Executive governance, risk management, and ROI
Reducing reporting inconsistency is ultimately a governance outcome. Executive governance should define decision rights, escalation paths, scope control, KPI ownership, and acceptance criteria for each implementation phase. Project governance works best when finance, operations, supply chain, and IT jointly approve reporting definitions and design trade-offs. Risk management should explicitly cover data quality, integration failure, customization sprawl, weak testing, inadequate training, and under-resourced hypercare. Business continuity planning should address cloud outages, integration delays, backup recovery, and manual fallback procedures for critical retail operations.

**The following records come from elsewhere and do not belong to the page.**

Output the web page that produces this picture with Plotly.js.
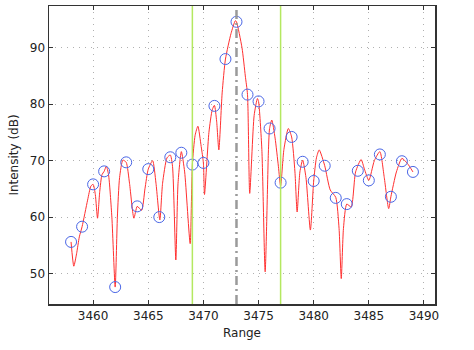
<!DOCTYPE html>
<html>
<head>
<meta charset="utf-8">
<script src="https://cdn.plot.ly/plotly-3.0.1.min.js"></script>
<style>html,body{margin:0;padding:0;background:#fff;}#chart{width:474px;height:350px;}</style>
</head>
<body>
<div id="chart"></div>
<script>
// Sampled range bins (blue circles)
const sampleRange = [3458,3459,3460,3461,3462,3463,3464,3465,3466,3467,3468,3469,3470,3471,3472,3473,3474,3475,3476,3477,3478,3479,3480,3481,3482,3483,3484,3485,3486,3487,3488,3489];
const sampleIntensity = [55.6,58.3,65.8,68.1,47.6,69.7,61.9,68.5,60.0,70.6,71.4,69.3,69.6,79.7,88.0,94.6,81.7,80.5,75.7,66.1,74.2,69.8,66.4,69.1,63.4,62.3,68.2,66.5,71.1,63.6,69.9,68.0];

// Interpolated profile (red curve)
const curveRange = [3458.0,3458.25,3458.5,3458.75,3459.0,3459.5,3459.8,3460.0,3460.2,3460.4,3460.6,3460.8,3461.0,3461.2,3461.4,3461.7,3462.0,3462.2,3462.4,3462.7,3463.0,3463.3,3463.7,3464.0,3464.4,3464.7,3465.0,3465.4,3465.7,3466.05,3466.3,3466.7,3467.0,3467.2,3467.5,3467.7,3468.0,3468.3,3468.8,3469.0,3469.25,3469.5,3469.8,3470.0,3470.1,3470.5,3470.8,3471.0,3471.2,3471.4,3471.7,3472.0,3472.5,3472.9,3473.0,3473.5,3473.8,3474.0,3474.2,3474.6,3474.9,3475.0,3475.3,3475.6,3475.9,3476.0,3476.2,3476.5,3476.8,3477.0,3477.3,3477.7,3478.0,3478.3,3478.5,3478.75,3479.0,3479.3,3479.7,3480.0,3480.25,3480.5,3481.0,3481.5,3482.0,3482.3,3482.5,3482.7,3483.0,3483.4,3483.8,3484.3,3484.6,3485.0,3485.5,3486.0,3486.4,3486.8,3487.0,3487.5,3488.0,3488.5,3489.0];
const curveIntensity = [55.6,51.3,53.5,56.5,58.3,63.0,65.5,65.8,64.0,59.8,64.5,67.5,68.1,69.0,67.5,60.0,47.6,60.0,67.0,70.1,69.7,66.0,59.8,61.9,61.2,65.0,68.5,70.0,66.0,59.5,66.0,70.5,71.0,69.0,52.4,66.0,71.6,68.0,55.3,69.3,74.5,76.1,72.5,69.6,64.0,75.0,79.0,79.8,77.0,71.9,82.0,88.0,92.5,94.8,94.6,90.0,85.0,81.7,64.2,78.0,81.0,80.5,72.0,50.3,72.0,75.7,77.2,74.0,69.0,65.5,72.0,75.7,74.2,68.0,60.9,68.0,70.1,67.0,57.7,66.4,70.5,71.9,69.1,64.8,63.5,58.0,49.1,58.0,62.3,61.8,68.0,70.2,68.5,66.5,70.0,71.6,67.0,61.5,63.6,68.0,70.4,69.5,68.0];

// Vertical markers
const windowEdges = [3469, 3477];
const peakRange = [3473];
const yLimits = [44.6, 97.4];
const xLimits = [3456, 3491];
const xTicks = [3460,3465,3470,3475,3480,3485,3490];
const yTicks = [50,60,70,80,90];

const traces = [
  {x: curveRange, y: curveIntensity, mode: 'lines', type: 'scatter',
   line: {color: '#ff3030', width: 1, shape: 'spline', smoothing: 0.6}, hoverinfo: 'skip'},
  {x: sampleRange, y: sampleIntensity, mode: 'markers', type: 'scatter',
   marker: {symbol: 'circle-open', size: 11, color: '#4a66e6', line: {width: 1, color: '#4a66e6'}}}
];
windowEdges.forEach(v => traces.push({x: [v, v], y: yLimits, mode: 'lines', type: 'scatter',
  line: {color: '#b4e860', width: 1.5}}));
peakRange.forEach(v => traces.push({x: [v, v], y: yLimits, mode: 'lines', type: 'scatter',
  line: {color: '#9a9a9a', width: 2.5, dash: '9px,4px,2px,4px'}}));

const axisCommon = {
  showline: true, linecolor: '#333', linewidth: 1.5, mirror: 'ticks',
  ticks: 'inside', ticklen: 4, tickcolor: '#333',
  showgrid: true, gridcolor: '#b0b0b0', griddash: '1px,5px', gridwidth: 1,
  zeroline: false, tickfont: {family: 'DejaVu Sans', size: 12, color: '#222'}
};

const layout = {
  width: 474, height: 350,
  margin: {l: 49, r: 39, t: 6, b: 46},
  paper_bgcolor: '#fff', plot_bgcolor: '#fff',
  showlegend: false,
  xaxis: Object.assign({}, axisCommon, {range: xLimits, tickvals: xTicks, ticktext: xTicks.map(String),
    title: {text: 'Range', font: {family: 'DejaVu Sans', size: 12, color: '#222'}, standoff: 6}}),
  yaxis: Object.assign({}, axisCommon, {range: yLimits, tickvals: yTicks, ticktext: yTicks.map(String),
    title: {text: 'Intensity (dB)', font: {family: 'DejaVu Sans', size: 12, color: '#222'}, standoff: 8}})
};

Plotly.newPlot('chart', traces, layout, {staticPlot: true, displayModeBar: false});
</script>
</body>
</html>
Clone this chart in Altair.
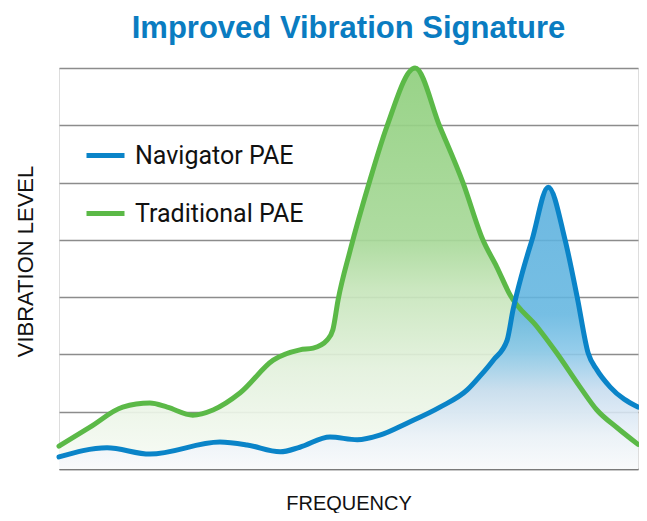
import altair as alt
import pandas as pd

# ---- data ----
series_names = ["Navigator PAE", "Traditional PAE"]
series_colors = ["#0a84c8", "#5bb947"]

nav_freq = [0, 8.3, 15.7, 27.8, 32.5, 38.2, 41.6, 46.8, 51.5, 55.4, 60.1, 65.8,
            70.5, 72.7, 75.0, 77.4, 78.4, 80.0, 81.7, 84.5, 87.4, 89.5, 91.4,
            92.9, 95.2, 100]
nav_level = [0.21, 0.37, 0.26, 0.47, 0.42, 0.30, 0.38, 0.56, 0.51, 0.59, 0.80, 1.08,
             1.38, 1.62, 1.90, 2.25, 2.77, 3.42, 4.00, 4.92, 4.00, 3.00, 2.02,
             1.73, 1.43, 1.08]

trad_freq = [0, 5.35, 11.0, 15.7, 18.7, 23.1, 26.6, 31.3, 37.0, 41.6, 43.9, 46.3,
             47.3, 48.2, 50.3, 53.7, 56.6, 61.5, 65.8, 69.8, 73.2, 75.6, 77.9,
             82.6, 86.0, 90.0, 92.9, 96.4, 100]
trad_level = [0.40, 0.73, 1.08, 1.15, 1.08, 0.94, 1.03, 1.33, 1.90, 2.08, 2.11, 2.25,
              2.43, 2.95, 3.82, 5.04, 5.97, 7.00, 5.97, 4.99, 4.00, 3.53, 3.04,
              2.48, 2.02, 1.43, 1.03, 0.72, 0.43]

gridlines = [0, 1, 2, 3, 4, 5, 6, 7]

df = pd.concat([
    pd.DataFrame({"freq": nav_freq, "level": nav_level, "series": series_names[0]}),
    pd.DataFrame({"freq": trad_freq, "level": trad_level, "series": series_names[1]}),
], ignore_index=True)

x_enc = alt.X(
    "freq:Q",
    scale=alt.Scale(domain=[0, 100], nice=False, zero=False),
    axis=alt.Axis(title="FREQUENCY", labels=False, ticks=False, grid=False,
                  domain=True, domainColor="#7a7a7a", domainWidth=1.5,
                  titleFont="Liberation Sans", titleFontSize=20,
                  titleFontWeight="normal", titleColor="#111111",
                  titlePadding=24),
)
y_enc = alt.Y(
    "level:Q",
    scale=alt.Scale(domain=[0, 7], nice=False, zero=True),
    axis=alt.Axis(title="VIBRATION LEVEL", labels=False, ticks=False,
                  domain=False, grid=True, gridColor="#8c8c8c", gridWidth=1.5,
                  values=gridlines,
                  titleFont="Liberation Sans", titleFontSize=22,
                  titleFontWeight="normal", titleColor="#111111",
                  titlePadding=22, titleY=193),
)

green_grad = alt.Gradient(
    gradient="linear", x1=0, x2=0, y1=0, y2=1,
    stops=[
        alt.GradientStop(color="#8fcf7d", offset=0),
        alt.GradientStop(color="#a8d999", offset=0.43),
        alt.GradientStop(color="#c6e5ba", offset=0.55),
        alt.GradientStop(color="#e3f1dd", offset=0.75),
        alt.GradientStop(color="#f8fbf6", offset=1),
    ],
)
blue_grad = alt.Gradient(
    gradient="linear", x1=0, x2=0, y1=0, y2=1,
    stops=[
        alt.GradientStop(color="#5aafdd", offset=0),
        alt.GradientStop(color="#63b6e0", offset=0.45),
        alt.GradientStop(color="#86c6e8", offset=0.58),
        alt.GradientStop(color="#c6dcef", offset=0.72),
        alt.GradientStop(color="#eaf1f8", offset=0.88),
        alt.GradientStop(color="#f9fafc", offset=1),
    ],
)

base = alt.Chart(df)

green_area = base.transform_filter(alt.datum.series == series_names[1]).mark_area(
    interpolate="monotone", color=green_grad, opacity=0.92
).encode(x=x_enc, y=y_enc)

blue_area = base.transform_filter(alt.datum.series == series_names[0]).mark_area(
    interpolate="monotone", color=blue_grad, opacity=0.88
).encode(x=x_enc, y=y_enc)

color_enc = alt.Color(
    "series:N",
    scale=alt.Scale(domain=series_names, range=series_colors),
    legend=alt.Legend(
        title=None, orient="none", legendX=25, legendY=66,
        symbolType="stroke", symbolStrokeWidth=5, symbolSize=1444,
        labelFont="Roboto", labelFontSize=25, labelColor="#111111",
        labelOffset=8, rowPadding=23, labelLimit=300,
    ),
)

green_line = base.transform_filter(alt.datum.series == series_names[1]).mark_line(
    interpolate="monotone", strokeWidth=5, strokeCap="round", strokeJoin="round"
).encode(x=x_enc, y=y_enc, color=color_enc)

blue_line = base.transform_filter(alt.datum.series == series_names[0]).mark_line(
    interpolate="monotone", strokeWidth=5, strokeCap="round", strokeJoin="round"
).encode(x=x_enc, y=y_enc, color=color_enc)

chart = alt.layer(green_area, blue_area, green_line, blue_line).properties(
    width=579, height=401,
    title=alt.TitleParams(
        "Improved Vibration Signature", font="Liberation Sans", fontSize=31,
        fontWeight="bold", color="#0a7cc1", anchor="middle",
        baseline="alphabetic", offset=-3,
    ),
    autosize=alt.AutoSizeParams(type="none"),
    padding={"left": 51, "top": 60, "right": 1, "bottom": 44},
).configure_view(stroke=None).configure(background="white")

chart.save("out.html", embed_options={"renderer": "svg", "actions": False})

Business ROI should be measured through decision quality and operating control, not only implementation cost. When reporting becomes consistent, retailers can close faster, reduce reconciliation effort, improve stock visibility, strengthen supplier accountability, and make pricing and replenishment decisions with greater confidence. The value is cumulative: fewer disputes over numbers, fewer manual adjustments, and better alignment between operational execution and financial reporting.
Executive Conclusion
Retail ERP implementation frameworks reduce reporting inconsistencies when they treat reporting as an enterprise design objective from the start. The winning pattern is clear: begin with business definitions, map process variation, govern master data, architect integrations around source-of-truth principles, limit customization, test end-to-end scenarios, and maintain executive control through go-live and beyond. In Odoo, this approach can deliver a practical, scalable operating model for multi-company and multi-warehouse retail environments without overengineering the platform.
For CIOs, architects, consultants, and implementation partners, the recommendation is straightforward. Do not ask whether the ERP can generate reports. Ask whether the implementation framework can produce trusted numbers repeatedly, across entities, channels, and periods. That is the standard that turns ERP modernization into business process optimization rather than another system replacement project.